From Major Timothy Cain in "Resident Evil: Apocalypse" to Professor Z in "Cars 2," there's no shortage of diabolical roles that Kretschmann ate up in some major franchises. One of his most despicable parts, however, can be seen in his comic book movie appearances. The first came in 2002 when he portrayed the vampire overlord Eli Damaskinos in "Blade II."

Practically unrecognizable beneath the extensive makeup, Kretschmann's character sought to help vampires overcome their weaknesses, only for his plan to backfire when the bloodsuckers are instead transformed into the human and vampire-devouring race known as the Reapers. His son, Nomak (Luke Goss), is the first to be infected with the virus that created the new army, and he holds resentment towards his father for making him this way. 

With few options, Damaskinos teams up with Blade (Wesley Snipes) to stop the threat. Kretschmann throws himself into the eccentric role with ease. Not only is he terrifying, but his tragic story manages to leave an undeniable impression that few other actors could make work so effectively. 

The Pianist is one of Kretschmann's most cherished projects

It's perhaps no surprise that Thomas Kretschmann was chosen to play the Nazi Colonel Weber in "Indiana Jones and the Dial of Destiny," as a good chunk of the actor's resume has seen him portray Nazi officers. But unlike his fictional "Indiana Jones" persona, many of these roles were based on real-life figures, such as Commander Hermann Fegelein in "Downfall," Holocaust organizer Adolf Eichmann in "Eichmann," and Nazi propagandist Joesph Goebbels in "American Traitor: The Trial of Axis Sally." 

Perhaps his best-known real-life portrayal came in the 2002 Oscar-winner "The Pianist," where Kretschmann starred as Wilm Hosenfeld, a German captain who aids the Jewish pianist Władysław Szpilman (Adrien Brody).
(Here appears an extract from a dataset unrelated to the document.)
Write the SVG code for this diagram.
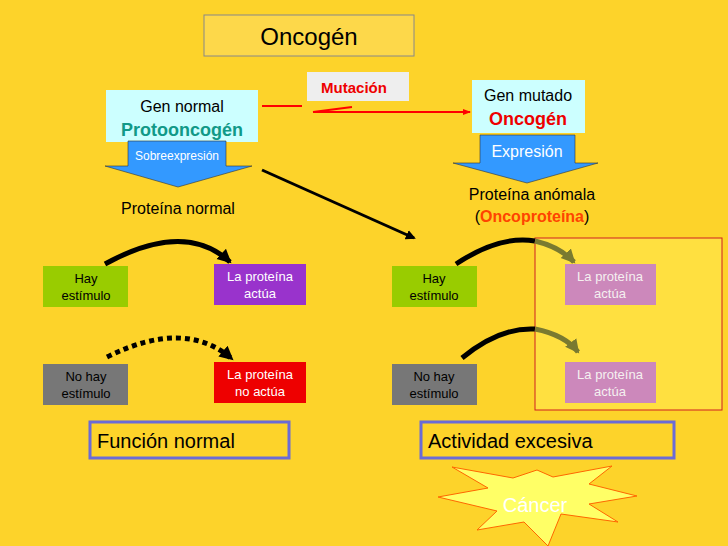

While he doesn't have the biggest role in the film, his impact is undeniable as he shows the suffering Szpliman hospitality and even goes out of his way to bring him comfort in the midst of the chaos around them.

He set sail in Peter Jackson's King Kong

Thomas Kretschmann has worked alongside pretty big co-stars throughout his career, from James McAvoy in 2008's "Wanted" to Song Kang-ho in 2017's "A Taxi Driver." But perhaps no co-star of his was quite as big as the Eighth Wonder of the World. 

For the 2005 "King Kong," Kretschmann took to the seas as Captain Englehorn, a role originally played by Frank Reicher in the 1933 classic that the Peter Jackson-directed version is based on. Manning the great ship the SS Venture, Englehorn begrudgingly agrees to take filmmaker Carl Denham (Jack Black) to the uncharted Skull Island where Denham aims to film the mysterious God of the land, Kong. 

After Ann Darrow (Namoi Watts) is taken by the 25-foot gorilla, Englehorn awaits the return of Denham's search party. Eventually, with the urging of Bruce Baxter (Kyle Chandler), he and the others rescue the search party from certain doom as they struggle in a spider-filled chasm. Kretschmann's Englehorn has a memorable presence — especially in any scene where he and Black are interacting, as their constant tension adds dramatic weight to the film's lengthy runtime.

He met an untimely demise in the MCU

The actor returned to the world of comic book cinema in another big-budget sequel, this time in the Marvel Cinematic Universe. His first appearance as Baron Wolfgang von Strucker came in the mid-credits scene for "Captain America: The Winter Soldier," where it is revealed that the former S.H.I.E.L.D. agent-turned-HYDRA leader is making plans to use Loki's Scepter to perform experiments on people, including Wanda (Elizabeth Olsen) and Pietro Maximoff (Aaron Taylor-Johnson). 

Strucker would eventually come face-to-face with Earth's mightiest heroes in "Avengers: Age of Ultron" when the team attacked his HYDRA Base. Despite trying to avert the Avengers' attention, there was little he could do to defend himself and he was taken down by Captain America (Chris Evans). Strucker was eventually thrown into prison, where he met his demise at the hands of the A.I. Ultron (James Spader), who initially came to said prison to learn where he could find Vibranium. 

Kretschmann may not have had the biggest impact in the MCU, but his knack for portraying the nasty shines through in his more subtle, cold-hearted mannerisms.